Como ferraduras ele forja um ukaz após outro
com os quais de um ele ferra a virilha, de outro a testa,
de mais outro as sobrancelhas, de outro ainda os olhos.
Não há execução que não seja para ele uma festa.
Tradução: Luís Mário Gazzaneo
Ditador dos bigodes de barata não gostou
A tradução de Nina Guerra e Filipe Guerra, feita a partir do original russo, está no livro “Guarda Minha Fala para Sempre”, de Óssip Mandelstam, publicado pela editora portuguesa Assírio & Alvim. A “Revista Bula” mantém a acentuação portuguesa (Krémlin, vénia ) e a estrutura da versão. A tradução de Luís Mário Gazzaneo está no livro “Os Últimos Anos de Bukhárin”, de Roy Medvedev, Editora Civilização Brasileira (página 73). Ela foi feita a partir do italiano.

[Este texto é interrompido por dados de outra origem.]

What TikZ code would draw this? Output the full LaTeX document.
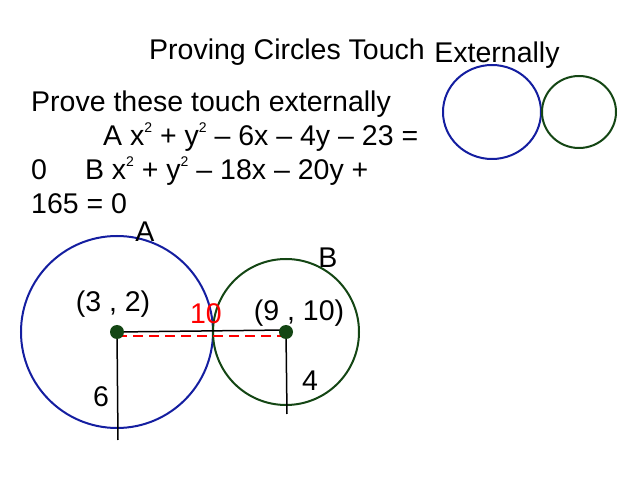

O poema é de 1933, quando Stálin já era senhor absoluto da União Soviética. Mas as matanças dos “inimigos” pessoais do ditador começaram no ano seguinte. Esses adversários eram tratados (e apresentados à população) como inimigos do socialismo, da revolução, da União Soviética. Eram “terroristas” e “trotskistas”. Mandelstam teve coragem de desafiar Stálin quando os políticos e muitos escritores já buscavam a conciliação com o objetivo de sobreviver política e, sobretudo, fisicamente. Mandelstam fez o desafio supremo ao dizer que o bigode de Stálin era de barata e seus dedos gordos foram comparados a vermes. É um retrato sem retoque do ditador georgiano, Stálin, dos ditadores em geral e da submissão que os regimes de exceção produzem. Segundo Roy Medvedev, Mandelstam não escreveu os versos. Ele limitava-se a recitá-los “em várias ocasiões a alguns amigos”. A transcrição teria sido feita por um stalinista com o objetivo de indispor Mandelstam com Stálin. Como era recitado em vários lugares, com entonações e palavras diferentes, há outras versões do poema.